Quantum Computing and Cryptography

The entire edifice of modern SIGINT, from diplomatic cables to military communications, relies on encryption. Quantum computing, once realized, will have the theoretical capability to break most current public-key cryptography systems. This would render a vast amount of encrypted data stored today readable. The development of quantum-resistant cryptography and the potential for quantum sensors (which could detect submarines or underground facilities with unprecedented precision) will define the next arms race in the intelligence community. The continuity of history suggests that for every new lock, a new lockpick will eventually be designed. Intelligence agencies are already investing heavily in post-quantum cryptography research to protect their own communications while preparing for a future where the encryption of others may be vulnerable.

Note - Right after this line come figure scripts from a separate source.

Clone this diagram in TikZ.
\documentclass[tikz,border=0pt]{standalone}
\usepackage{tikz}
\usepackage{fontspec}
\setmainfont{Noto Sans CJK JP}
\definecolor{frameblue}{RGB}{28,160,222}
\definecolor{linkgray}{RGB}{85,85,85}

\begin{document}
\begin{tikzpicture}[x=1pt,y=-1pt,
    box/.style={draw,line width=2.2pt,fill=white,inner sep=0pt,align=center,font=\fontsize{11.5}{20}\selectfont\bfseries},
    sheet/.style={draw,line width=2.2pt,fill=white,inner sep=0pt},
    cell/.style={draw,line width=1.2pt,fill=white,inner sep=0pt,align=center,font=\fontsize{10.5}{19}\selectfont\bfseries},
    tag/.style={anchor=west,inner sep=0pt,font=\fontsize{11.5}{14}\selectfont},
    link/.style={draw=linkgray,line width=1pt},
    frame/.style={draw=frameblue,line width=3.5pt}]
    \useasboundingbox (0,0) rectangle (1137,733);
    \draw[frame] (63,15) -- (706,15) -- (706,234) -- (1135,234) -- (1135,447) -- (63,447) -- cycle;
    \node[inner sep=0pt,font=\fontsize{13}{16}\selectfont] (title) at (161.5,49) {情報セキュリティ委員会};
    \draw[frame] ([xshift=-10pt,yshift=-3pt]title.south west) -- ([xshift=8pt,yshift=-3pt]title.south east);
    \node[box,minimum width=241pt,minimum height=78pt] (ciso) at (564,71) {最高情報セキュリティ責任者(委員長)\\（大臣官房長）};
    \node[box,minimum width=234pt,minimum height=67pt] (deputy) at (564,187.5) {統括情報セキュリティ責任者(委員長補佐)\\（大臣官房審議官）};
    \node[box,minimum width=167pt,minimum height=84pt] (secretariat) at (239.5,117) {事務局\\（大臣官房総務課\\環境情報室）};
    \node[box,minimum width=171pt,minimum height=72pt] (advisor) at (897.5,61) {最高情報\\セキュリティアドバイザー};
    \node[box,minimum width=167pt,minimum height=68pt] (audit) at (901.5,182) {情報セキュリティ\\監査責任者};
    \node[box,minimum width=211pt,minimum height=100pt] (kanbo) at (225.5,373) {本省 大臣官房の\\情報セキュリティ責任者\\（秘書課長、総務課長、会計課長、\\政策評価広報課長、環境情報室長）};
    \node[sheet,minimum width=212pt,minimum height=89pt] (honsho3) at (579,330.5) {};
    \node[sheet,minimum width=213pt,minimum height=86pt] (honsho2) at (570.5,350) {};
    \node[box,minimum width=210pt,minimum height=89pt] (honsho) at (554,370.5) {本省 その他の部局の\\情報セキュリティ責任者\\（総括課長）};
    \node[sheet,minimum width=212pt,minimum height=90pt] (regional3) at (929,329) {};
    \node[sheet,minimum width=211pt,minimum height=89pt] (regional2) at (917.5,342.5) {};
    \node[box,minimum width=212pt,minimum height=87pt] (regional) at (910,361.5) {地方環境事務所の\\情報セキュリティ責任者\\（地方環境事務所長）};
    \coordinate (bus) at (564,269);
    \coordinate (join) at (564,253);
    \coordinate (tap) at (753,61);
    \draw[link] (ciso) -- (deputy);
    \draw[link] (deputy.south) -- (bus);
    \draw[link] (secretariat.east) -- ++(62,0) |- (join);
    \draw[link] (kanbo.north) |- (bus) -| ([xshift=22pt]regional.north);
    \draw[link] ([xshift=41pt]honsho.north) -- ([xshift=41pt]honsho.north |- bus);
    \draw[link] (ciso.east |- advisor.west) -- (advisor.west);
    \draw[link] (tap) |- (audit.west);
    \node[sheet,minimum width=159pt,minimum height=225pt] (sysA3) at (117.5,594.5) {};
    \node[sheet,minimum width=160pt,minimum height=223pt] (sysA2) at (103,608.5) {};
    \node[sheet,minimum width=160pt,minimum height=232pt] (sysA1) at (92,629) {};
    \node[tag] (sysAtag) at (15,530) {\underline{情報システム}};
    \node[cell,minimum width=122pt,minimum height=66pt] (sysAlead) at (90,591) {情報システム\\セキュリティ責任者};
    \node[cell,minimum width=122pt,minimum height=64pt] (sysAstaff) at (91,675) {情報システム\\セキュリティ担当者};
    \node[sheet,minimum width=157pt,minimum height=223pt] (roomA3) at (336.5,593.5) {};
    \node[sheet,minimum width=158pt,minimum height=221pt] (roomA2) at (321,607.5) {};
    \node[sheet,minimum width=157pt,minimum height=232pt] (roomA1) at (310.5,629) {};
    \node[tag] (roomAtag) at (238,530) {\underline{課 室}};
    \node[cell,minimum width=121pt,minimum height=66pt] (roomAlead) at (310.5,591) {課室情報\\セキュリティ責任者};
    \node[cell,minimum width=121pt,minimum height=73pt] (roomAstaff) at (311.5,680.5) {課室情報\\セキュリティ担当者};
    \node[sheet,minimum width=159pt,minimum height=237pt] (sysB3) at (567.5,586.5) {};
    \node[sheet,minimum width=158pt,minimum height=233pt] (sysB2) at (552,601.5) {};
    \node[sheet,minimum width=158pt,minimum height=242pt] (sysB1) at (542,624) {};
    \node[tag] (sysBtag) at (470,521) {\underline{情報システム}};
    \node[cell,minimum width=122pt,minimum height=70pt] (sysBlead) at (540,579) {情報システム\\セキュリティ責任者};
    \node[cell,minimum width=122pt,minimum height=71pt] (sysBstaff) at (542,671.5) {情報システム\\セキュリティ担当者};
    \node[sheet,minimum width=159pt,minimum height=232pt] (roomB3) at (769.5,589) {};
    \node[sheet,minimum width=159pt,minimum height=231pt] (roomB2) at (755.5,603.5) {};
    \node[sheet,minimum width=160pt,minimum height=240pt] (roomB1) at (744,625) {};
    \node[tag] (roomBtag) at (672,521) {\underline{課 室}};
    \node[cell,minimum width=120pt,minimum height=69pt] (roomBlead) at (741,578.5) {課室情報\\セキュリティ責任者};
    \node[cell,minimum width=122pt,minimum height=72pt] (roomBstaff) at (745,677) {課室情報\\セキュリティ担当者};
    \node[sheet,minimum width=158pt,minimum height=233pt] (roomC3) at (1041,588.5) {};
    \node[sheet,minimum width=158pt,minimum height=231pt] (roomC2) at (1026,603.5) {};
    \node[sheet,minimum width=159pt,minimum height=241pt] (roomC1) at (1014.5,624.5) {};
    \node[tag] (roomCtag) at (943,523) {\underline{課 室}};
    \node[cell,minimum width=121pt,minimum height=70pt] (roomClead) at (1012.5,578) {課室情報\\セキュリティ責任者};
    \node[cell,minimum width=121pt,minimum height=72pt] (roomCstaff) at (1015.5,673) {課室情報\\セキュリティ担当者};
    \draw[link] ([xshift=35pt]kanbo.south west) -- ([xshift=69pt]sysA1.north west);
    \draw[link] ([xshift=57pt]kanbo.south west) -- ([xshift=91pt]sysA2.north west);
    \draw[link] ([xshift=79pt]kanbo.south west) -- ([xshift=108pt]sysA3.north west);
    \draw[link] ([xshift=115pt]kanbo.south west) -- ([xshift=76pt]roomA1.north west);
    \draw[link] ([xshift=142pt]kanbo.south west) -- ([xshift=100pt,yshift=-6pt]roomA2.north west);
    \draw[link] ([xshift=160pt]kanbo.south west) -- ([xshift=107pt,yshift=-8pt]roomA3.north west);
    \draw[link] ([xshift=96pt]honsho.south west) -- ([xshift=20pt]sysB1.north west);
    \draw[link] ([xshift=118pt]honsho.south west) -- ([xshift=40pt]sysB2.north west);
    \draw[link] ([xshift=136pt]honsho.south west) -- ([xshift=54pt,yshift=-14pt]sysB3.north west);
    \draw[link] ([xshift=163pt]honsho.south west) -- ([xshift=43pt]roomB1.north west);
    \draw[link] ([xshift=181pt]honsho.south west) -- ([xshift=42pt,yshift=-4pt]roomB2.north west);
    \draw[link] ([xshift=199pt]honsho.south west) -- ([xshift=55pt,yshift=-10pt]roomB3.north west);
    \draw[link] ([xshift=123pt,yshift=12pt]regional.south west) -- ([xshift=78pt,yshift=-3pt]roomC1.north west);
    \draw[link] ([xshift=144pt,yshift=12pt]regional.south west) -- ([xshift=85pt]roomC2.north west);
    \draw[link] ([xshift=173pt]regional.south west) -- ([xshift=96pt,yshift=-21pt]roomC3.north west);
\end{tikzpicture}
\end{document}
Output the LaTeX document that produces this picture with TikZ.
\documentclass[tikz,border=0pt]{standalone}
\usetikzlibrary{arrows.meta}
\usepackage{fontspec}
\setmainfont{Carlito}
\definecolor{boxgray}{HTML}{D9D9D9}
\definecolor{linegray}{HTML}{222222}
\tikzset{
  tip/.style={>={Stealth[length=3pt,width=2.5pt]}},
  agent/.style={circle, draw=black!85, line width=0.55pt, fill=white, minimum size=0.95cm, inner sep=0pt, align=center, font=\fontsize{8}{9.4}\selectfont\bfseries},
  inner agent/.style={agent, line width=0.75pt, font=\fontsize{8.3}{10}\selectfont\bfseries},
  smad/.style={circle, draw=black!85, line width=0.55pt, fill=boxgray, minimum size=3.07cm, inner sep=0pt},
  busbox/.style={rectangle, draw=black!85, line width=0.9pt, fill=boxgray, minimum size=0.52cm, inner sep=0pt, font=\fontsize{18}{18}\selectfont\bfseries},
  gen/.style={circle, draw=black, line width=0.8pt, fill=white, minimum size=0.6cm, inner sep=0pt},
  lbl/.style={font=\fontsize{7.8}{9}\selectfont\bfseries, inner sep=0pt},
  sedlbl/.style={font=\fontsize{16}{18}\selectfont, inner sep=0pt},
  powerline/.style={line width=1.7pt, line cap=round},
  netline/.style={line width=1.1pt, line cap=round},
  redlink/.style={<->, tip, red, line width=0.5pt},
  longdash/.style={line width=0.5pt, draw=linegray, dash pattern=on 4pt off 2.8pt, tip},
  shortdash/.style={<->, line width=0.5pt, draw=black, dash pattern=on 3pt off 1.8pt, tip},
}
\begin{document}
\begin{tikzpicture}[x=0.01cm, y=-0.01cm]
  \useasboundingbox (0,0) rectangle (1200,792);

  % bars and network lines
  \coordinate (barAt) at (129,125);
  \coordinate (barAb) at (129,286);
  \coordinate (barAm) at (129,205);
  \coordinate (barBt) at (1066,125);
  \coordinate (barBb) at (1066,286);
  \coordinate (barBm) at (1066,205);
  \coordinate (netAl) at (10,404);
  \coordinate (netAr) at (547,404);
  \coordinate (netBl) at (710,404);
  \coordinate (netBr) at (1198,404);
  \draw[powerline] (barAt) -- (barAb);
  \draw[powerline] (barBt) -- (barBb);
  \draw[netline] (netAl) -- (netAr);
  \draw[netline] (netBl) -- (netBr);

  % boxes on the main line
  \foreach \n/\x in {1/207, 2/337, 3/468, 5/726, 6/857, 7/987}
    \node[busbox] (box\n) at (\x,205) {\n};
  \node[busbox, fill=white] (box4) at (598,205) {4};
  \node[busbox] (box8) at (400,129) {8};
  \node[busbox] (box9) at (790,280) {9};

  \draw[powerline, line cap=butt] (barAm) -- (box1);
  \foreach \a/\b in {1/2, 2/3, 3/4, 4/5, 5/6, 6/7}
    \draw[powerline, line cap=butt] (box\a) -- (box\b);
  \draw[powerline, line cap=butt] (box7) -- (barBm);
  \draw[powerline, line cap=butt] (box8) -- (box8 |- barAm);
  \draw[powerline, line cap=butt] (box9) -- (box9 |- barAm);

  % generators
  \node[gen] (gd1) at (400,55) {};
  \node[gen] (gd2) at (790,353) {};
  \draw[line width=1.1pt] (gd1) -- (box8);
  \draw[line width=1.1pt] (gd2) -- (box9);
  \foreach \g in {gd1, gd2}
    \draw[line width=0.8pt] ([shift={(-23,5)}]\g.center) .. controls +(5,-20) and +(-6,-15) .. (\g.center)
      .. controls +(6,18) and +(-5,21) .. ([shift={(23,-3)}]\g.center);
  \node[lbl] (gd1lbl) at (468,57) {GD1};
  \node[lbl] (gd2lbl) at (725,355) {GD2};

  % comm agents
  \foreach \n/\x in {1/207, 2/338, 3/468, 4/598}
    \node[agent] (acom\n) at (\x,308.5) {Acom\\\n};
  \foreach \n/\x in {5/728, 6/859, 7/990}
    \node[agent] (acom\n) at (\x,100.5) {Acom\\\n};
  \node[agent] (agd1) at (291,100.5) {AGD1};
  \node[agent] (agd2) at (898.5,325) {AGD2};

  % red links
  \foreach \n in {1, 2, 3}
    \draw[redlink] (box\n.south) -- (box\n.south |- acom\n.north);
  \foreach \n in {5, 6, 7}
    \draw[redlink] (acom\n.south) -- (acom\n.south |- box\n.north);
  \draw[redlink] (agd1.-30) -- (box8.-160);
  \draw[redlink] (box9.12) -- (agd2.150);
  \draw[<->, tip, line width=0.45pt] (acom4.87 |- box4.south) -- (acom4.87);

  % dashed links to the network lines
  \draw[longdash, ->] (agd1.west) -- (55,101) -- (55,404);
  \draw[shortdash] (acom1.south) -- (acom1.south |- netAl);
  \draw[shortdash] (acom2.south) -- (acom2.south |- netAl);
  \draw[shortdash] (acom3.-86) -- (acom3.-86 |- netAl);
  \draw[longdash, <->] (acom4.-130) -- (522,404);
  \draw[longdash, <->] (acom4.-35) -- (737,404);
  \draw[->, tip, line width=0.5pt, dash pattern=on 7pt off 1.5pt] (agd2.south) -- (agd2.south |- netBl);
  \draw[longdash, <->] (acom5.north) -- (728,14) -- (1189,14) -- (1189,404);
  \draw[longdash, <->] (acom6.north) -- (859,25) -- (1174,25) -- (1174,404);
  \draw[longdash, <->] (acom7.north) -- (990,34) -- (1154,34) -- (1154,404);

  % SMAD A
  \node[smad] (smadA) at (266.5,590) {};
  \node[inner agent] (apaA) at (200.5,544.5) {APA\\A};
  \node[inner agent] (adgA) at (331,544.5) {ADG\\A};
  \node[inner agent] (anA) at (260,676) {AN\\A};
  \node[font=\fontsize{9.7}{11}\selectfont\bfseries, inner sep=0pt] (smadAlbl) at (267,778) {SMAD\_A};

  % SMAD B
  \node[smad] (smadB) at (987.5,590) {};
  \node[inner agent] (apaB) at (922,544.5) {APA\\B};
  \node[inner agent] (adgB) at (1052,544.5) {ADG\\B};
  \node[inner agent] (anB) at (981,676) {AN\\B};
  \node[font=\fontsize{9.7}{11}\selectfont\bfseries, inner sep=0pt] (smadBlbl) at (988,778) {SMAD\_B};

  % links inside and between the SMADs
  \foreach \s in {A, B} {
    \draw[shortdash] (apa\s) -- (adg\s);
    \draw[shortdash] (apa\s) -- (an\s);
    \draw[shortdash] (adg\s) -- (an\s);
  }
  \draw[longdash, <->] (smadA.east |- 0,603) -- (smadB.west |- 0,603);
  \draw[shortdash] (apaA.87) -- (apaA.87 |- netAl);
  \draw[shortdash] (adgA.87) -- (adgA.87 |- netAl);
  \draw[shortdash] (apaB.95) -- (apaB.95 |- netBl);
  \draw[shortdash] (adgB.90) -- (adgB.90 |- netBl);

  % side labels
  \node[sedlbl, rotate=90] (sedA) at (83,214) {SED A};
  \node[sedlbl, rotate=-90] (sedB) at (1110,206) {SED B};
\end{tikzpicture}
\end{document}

Conclusion: The Timeless Race

The evolution of military intelligence from the scout to the satellite reveals a consistent truth: the contest is fundamentally about speed, accuracy, and deception. Whether it was Walsingham decoding a letter or an NSA analyst querying a database of metadata, the goal is the same: to see clearly while keeping the enemy in the dark. As technology continues to accelerate the pace of collection and analysis, the fundamental challenges of foresight, secrecy, and trust remain. The future of strategic advantage will belong to those who can not only collect the most data but synthesize it into wisdom faster and more reliably than their adversaries. The shadow war of intelligence, a constant feature of human conflict, will continue to shape the visible world of military power. Understanding this history is not just an academic exercise; it is essential for national security professionals who must prepare for the next generation of intelligence challenges.